_Objective_
Quote exactly and only this range of lines in the data below: the line that holds "Give me the Chart.js source for this chart." to the line that holds "Cluster permutation<br>statistical differences</div>", both included.

## Begin The data

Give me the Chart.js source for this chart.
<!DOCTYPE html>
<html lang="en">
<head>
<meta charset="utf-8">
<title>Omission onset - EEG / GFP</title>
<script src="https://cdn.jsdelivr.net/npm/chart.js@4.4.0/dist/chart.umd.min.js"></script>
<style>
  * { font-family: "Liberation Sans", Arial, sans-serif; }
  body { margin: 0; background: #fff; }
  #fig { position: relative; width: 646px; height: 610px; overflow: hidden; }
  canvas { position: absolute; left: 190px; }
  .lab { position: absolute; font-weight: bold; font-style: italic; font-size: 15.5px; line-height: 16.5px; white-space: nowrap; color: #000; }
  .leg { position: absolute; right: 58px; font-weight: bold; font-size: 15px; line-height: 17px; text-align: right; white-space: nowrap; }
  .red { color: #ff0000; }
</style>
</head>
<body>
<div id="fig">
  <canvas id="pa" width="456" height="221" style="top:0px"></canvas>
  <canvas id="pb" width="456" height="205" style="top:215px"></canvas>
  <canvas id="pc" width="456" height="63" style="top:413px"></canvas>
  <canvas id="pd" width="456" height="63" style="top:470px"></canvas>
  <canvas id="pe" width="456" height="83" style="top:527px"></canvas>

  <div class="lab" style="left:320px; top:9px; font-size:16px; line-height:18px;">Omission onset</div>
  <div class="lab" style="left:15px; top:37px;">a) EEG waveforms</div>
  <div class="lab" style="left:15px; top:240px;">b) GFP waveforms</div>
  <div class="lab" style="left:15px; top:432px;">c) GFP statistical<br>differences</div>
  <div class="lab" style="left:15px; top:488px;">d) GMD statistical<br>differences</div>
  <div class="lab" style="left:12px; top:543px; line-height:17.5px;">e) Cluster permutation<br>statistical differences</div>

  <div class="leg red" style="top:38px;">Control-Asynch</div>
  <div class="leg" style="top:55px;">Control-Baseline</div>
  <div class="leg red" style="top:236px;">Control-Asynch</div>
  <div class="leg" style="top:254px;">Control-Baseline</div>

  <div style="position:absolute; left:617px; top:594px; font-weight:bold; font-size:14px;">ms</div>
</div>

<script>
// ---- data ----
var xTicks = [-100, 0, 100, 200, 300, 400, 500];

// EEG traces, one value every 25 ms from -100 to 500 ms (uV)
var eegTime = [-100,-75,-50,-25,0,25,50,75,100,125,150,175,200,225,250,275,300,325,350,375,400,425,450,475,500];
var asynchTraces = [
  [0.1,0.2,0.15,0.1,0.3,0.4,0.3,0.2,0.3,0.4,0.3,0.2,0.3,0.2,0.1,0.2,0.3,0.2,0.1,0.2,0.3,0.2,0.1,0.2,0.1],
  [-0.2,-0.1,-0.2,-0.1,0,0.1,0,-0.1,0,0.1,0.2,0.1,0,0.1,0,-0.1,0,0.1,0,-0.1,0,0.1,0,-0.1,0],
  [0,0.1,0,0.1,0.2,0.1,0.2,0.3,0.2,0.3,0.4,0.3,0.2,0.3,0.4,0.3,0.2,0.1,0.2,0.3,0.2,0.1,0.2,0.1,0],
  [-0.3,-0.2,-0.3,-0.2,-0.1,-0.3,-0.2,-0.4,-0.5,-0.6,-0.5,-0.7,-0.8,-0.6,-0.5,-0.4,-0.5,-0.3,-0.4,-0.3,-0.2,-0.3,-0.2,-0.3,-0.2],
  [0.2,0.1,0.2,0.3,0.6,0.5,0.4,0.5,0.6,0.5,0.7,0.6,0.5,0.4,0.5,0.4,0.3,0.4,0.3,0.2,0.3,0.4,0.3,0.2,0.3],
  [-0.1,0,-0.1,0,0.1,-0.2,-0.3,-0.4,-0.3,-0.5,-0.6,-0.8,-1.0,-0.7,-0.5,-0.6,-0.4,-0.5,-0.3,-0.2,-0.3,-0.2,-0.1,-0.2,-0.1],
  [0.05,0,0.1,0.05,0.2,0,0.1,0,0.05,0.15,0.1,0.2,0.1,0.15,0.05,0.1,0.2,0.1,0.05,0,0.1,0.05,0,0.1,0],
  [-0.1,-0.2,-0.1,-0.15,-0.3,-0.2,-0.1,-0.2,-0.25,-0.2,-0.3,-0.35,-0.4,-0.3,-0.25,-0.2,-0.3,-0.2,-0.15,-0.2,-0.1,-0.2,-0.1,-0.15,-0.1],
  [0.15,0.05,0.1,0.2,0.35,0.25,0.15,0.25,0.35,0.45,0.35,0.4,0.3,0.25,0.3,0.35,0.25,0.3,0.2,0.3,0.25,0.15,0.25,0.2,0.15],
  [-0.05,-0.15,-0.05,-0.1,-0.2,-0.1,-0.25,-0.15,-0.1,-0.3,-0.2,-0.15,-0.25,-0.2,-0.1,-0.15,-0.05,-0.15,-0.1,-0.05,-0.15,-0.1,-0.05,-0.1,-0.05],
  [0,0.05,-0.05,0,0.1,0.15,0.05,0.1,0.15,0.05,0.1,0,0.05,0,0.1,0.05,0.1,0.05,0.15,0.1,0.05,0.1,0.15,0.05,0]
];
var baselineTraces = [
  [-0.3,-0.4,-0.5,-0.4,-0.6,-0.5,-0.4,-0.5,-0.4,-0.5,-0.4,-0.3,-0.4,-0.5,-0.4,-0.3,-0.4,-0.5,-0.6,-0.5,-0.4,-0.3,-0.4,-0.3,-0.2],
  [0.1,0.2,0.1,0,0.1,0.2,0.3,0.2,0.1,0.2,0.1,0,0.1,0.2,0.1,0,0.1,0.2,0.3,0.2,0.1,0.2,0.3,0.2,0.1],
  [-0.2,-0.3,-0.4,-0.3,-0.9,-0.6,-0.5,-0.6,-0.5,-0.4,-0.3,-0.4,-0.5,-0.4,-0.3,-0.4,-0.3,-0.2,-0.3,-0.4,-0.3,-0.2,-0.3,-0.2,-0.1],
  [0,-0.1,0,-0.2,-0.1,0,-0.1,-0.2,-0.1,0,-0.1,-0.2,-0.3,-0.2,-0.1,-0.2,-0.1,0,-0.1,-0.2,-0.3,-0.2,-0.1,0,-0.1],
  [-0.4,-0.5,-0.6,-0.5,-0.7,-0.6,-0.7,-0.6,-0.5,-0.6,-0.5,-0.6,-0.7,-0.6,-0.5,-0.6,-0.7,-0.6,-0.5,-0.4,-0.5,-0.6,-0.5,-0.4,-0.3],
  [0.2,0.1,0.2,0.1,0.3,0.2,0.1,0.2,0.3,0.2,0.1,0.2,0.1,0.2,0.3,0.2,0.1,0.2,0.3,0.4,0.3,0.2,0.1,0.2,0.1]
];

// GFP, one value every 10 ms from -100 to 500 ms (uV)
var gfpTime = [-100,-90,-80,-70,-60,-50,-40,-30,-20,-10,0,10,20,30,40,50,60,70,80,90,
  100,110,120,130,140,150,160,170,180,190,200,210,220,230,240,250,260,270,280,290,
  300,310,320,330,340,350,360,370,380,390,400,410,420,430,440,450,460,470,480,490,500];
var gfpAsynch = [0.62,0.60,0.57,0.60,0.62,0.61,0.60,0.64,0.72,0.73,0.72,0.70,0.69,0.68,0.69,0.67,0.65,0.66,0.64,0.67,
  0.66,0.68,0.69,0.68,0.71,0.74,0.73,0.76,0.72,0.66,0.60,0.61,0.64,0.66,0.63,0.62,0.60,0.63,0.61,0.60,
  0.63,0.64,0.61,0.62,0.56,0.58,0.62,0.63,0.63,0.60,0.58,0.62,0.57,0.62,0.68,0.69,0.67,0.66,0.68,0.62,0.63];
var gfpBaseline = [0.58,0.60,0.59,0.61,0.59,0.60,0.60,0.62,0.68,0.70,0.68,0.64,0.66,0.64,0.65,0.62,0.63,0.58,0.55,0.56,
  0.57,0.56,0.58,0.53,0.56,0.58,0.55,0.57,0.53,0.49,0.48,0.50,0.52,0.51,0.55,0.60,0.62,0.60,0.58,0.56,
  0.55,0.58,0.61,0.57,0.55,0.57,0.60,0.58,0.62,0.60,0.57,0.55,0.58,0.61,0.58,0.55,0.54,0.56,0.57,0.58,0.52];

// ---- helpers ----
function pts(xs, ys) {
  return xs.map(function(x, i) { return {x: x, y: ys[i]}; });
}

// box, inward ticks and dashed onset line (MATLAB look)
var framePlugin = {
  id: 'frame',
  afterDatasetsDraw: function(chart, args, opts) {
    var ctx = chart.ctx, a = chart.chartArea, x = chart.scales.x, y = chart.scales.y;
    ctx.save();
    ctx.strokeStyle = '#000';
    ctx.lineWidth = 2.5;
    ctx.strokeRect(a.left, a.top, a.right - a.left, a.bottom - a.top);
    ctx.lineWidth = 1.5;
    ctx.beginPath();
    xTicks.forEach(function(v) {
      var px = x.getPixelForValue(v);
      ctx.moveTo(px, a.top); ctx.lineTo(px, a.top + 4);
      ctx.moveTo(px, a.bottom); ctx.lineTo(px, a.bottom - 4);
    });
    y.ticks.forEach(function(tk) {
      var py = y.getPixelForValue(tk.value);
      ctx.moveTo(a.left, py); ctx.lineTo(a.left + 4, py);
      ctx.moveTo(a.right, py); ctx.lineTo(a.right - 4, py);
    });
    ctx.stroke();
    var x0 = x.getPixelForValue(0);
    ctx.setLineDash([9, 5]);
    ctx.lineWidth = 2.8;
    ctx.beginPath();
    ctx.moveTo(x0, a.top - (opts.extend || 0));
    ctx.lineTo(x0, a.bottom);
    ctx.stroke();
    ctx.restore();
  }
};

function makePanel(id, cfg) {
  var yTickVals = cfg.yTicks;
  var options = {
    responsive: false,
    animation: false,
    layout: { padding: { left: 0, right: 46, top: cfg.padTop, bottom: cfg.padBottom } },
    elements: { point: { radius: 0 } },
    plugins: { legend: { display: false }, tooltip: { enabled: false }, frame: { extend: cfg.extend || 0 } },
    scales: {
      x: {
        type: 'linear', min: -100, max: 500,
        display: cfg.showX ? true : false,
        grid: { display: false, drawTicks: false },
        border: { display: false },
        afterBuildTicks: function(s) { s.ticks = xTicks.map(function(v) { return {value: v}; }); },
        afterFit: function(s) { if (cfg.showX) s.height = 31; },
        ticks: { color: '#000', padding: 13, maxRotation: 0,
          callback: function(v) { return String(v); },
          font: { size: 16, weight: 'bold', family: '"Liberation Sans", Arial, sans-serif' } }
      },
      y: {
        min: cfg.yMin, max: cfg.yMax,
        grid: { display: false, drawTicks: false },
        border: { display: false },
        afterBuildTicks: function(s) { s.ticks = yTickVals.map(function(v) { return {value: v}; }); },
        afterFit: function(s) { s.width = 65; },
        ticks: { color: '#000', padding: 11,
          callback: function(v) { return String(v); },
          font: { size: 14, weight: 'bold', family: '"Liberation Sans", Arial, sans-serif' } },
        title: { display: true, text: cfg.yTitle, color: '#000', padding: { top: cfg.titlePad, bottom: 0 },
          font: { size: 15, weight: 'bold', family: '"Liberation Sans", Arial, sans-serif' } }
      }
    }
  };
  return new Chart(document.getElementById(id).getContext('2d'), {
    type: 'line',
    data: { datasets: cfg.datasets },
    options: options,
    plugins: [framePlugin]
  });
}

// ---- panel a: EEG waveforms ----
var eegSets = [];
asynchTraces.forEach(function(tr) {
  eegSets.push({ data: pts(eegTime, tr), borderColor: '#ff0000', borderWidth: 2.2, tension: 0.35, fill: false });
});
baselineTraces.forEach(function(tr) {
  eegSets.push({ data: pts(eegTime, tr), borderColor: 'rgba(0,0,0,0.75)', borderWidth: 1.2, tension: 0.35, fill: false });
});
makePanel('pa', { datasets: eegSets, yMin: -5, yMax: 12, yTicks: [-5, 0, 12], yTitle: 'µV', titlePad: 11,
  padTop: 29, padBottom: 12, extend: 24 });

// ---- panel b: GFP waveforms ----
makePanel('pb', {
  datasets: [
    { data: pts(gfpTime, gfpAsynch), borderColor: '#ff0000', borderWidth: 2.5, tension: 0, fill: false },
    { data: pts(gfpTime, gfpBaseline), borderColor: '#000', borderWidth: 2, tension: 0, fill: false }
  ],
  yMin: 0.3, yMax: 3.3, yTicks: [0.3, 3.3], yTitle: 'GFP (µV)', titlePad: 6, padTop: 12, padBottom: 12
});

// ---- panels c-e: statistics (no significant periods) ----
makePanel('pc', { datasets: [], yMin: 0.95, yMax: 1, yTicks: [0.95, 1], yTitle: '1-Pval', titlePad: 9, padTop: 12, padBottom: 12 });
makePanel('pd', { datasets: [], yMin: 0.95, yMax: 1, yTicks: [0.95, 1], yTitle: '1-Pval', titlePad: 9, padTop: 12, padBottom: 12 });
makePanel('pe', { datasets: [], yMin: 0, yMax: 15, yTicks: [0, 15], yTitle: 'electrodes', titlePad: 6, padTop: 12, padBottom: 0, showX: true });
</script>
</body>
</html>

## End The data
## Begin The data

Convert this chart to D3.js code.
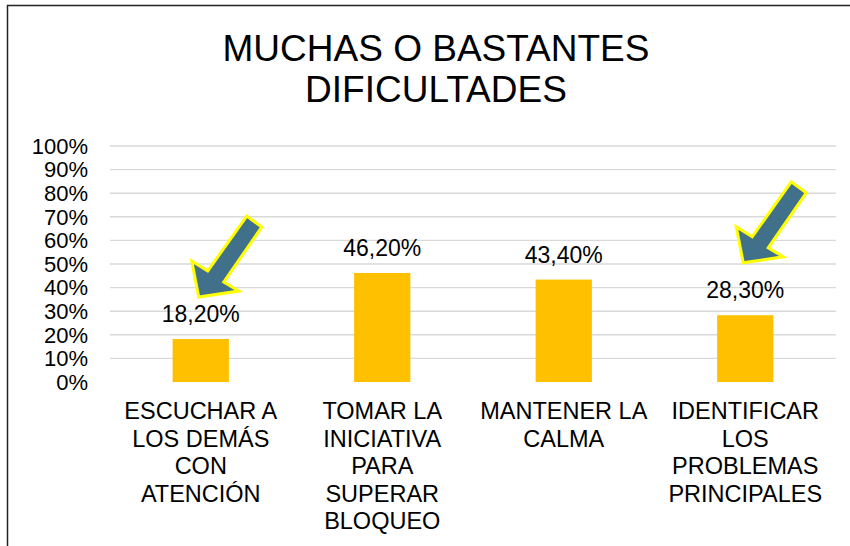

## End The data
## Begin The data

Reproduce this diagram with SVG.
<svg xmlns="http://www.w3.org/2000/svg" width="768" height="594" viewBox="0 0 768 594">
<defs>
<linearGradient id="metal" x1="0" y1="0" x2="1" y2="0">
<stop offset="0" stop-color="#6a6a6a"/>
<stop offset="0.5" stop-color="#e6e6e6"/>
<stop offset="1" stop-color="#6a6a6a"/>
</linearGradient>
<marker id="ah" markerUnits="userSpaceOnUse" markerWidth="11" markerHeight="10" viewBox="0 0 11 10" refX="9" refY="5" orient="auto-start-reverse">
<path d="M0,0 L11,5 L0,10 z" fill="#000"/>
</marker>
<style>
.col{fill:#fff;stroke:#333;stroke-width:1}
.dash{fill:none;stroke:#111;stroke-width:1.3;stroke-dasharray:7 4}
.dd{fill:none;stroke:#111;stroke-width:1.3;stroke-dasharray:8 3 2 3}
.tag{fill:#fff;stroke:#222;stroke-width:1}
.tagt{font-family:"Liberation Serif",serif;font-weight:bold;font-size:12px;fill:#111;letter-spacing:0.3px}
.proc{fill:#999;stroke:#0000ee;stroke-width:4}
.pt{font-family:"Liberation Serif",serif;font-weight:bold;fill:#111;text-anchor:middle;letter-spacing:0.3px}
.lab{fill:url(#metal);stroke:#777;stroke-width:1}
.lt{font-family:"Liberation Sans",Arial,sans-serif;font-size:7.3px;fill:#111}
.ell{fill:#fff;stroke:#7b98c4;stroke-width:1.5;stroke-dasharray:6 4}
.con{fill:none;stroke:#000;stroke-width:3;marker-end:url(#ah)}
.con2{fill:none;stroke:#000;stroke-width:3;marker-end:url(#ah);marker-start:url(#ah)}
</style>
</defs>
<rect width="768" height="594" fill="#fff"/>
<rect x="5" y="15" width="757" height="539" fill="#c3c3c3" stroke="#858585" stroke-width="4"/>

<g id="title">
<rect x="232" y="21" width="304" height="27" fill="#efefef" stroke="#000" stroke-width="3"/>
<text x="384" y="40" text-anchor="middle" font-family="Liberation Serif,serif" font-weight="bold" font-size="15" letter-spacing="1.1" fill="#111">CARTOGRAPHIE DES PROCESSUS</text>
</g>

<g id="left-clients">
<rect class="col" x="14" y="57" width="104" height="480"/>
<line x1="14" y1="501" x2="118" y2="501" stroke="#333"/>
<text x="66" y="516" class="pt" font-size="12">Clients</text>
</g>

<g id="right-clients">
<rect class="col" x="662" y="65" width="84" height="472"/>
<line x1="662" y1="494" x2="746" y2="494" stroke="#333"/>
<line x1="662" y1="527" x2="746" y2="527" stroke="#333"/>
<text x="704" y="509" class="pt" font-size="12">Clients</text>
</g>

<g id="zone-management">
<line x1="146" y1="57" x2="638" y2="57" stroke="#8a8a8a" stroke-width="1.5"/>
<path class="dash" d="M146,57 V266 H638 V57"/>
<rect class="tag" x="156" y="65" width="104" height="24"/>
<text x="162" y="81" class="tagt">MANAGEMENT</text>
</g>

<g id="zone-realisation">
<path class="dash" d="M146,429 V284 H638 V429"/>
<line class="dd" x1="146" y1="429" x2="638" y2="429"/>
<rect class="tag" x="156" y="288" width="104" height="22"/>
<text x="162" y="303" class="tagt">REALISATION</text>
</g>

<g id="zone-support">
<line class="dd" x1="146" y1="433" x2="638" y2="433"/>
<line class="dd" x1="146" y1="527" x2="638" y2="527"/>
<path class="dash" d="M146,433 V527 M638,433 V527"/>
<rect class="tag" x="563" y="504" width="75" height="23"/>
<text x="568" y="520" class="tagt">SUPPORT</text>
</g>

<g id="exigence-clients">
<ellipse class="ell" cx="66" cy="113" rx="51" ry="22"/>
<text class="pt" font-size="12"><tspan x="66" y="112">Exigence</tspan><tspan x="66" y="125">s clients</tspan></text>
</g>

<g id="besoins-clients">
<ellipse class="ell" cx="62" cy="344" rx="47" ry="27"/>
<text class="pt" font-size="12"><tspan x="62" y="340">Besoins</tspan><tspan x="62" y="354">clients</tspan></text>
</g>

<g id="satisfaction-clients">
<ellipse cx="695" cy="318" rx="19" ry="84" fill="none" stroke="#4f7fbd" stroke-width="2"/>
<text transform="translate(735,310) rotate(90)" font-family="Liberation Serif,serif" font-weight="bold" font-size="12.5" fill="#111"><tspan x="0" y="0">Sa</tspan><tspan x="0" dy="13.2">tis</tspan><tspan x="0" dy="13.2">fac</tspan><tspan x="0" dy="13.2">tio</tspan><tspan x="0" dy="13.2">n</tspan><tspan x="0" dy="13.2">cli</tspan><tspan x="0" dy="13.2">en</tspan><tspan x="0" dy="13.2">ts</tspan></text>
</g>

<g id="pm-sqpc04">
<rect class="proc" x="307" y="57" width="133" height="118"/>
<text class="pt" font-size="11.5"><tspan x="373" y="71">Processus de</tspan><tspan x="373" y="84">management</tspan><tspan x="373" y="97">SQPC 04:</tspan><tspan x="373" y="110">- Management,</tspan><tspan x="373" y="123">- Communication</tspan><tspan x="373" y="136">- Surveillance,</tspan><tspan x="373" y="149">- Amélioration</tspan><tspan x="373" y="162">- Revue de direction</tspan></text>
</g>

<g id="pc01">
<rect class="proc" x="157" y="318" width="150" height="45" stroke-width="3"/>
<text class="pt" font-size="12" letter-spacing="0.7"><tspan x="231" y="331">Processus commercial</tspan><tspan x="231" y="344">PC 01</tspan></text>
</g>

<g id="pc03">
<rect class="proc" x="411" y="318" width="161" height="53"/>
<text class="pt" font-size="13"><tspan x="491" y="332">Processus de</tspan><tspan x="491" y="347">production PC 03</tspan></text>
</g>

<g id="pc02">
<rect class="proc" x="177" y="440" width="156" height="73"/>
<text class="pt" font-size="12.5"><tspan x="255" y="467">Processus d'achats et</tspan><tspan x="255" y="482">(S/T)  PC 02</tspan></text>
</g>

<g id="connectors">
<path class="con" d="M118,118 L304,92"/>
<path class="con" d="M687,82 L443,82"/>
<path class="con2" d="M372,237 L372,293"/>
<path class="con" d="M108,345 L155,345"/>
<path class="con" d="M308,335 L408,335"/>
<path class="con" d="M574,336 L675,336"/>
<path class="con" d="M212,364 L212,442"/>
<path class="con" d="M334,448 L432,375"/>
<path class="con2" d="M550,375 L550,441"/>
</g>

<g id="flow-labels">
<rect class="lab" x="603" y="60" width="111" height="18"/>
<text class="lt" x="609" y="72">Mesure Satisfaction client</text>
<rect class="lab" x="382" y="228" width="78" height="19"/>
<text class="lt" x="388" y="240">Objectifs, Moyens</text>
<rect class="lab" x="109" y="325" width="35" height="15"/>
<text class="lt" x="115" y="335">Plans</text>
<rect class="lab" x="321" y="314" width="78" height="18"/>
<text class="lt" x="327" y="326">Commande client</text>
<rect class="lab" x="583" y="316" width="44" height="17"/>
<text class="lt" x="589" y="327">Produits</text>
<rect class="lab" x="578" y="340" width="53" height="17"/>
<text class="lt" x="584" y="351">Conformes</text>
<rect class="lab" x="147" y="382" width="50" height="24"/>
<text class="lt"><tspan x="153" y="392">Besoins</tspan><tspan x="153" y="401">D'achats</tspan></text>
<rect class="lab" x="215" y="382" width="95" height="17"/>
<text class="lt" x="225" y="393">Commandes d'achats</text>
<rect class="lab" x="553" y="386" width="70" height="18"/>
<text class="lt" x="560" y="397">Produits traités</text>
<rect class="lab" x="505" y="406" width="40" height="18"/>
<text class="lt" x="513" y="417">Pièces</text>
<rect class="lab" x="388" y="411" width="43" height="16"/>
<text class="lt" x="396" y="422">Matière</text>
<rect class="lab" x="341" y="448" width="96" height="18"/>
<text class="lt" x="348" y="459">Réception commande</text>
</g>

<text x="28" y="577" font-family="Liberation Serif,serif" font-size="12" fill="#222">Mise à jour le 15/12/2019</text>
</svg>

## End The data

_Result of the task_
Give me the Chart.js source for this chart.
<!DOCTYPE html>
<html lang="en">
<head>
<meta charset="utf-8">
<title>Omission onset - EEG / GFP</title>
<script src="https://cdn.jsdelivr.net/npm/chart.js@4.4.0/dist/chart.umd.min.js"></script>
<style>
  * { font-family: "Liberation Sans", Arial, sans-serif; }
  body { margin: 0; background: #fff; }
  #fig { position: relative; width: 646px; height: 610px; overflow: hidden; }
  canvas { position: absolute; left: 190px; }
  .lab { position: absolute; font-weight: bold; font-style: italic; font-size: 15.5px; line-height: 16.5px; white-space: nowrap; color: #000; }
  .leg { position: absolute; right: 58px; font-weight: bold; font-size: 15px; line-height: 17px; text-align: right; white-space: nowrap; }
  .red { color: #ff0000; }
</style>
</head>
<body>
<div id="fig">
  <canvas id="pa" width="456" height="221" style="top:0px"></canvas>
  <canvas id="pb" width="456" height="205" style="top:215px"></canvas>
  <canvas id="pc" width="456" height="63" style="top:413px"></canvas>
  <canvas id="pd" width="456" height="63" style="top:470px"></canvas>
  <canvas id="pe" width="456" height="83" style="top:527px"></canvas>

  <div class="lab" style="left:320px; top:9px; font-size:16px; line-height:18px;">Omission onset</div>
  <div class="lab" style="left:15px; top:37px;">a) EEG waveforms</div>
  <div class="lab" style="left:15px; top:240px;">b) GFP waveforms</div>
  <div class="lab" style="left:15px; top:432px;">c) GFP statistical<br>differences</div>
  <div class="lab" style="left:15px; top:488px;">d) GMD statistical<br>differences</div>
  <div class="lab" style="left:12px; top:543px; line-height:17.5px;">e) Cluster permutation<br>statistical differences</div>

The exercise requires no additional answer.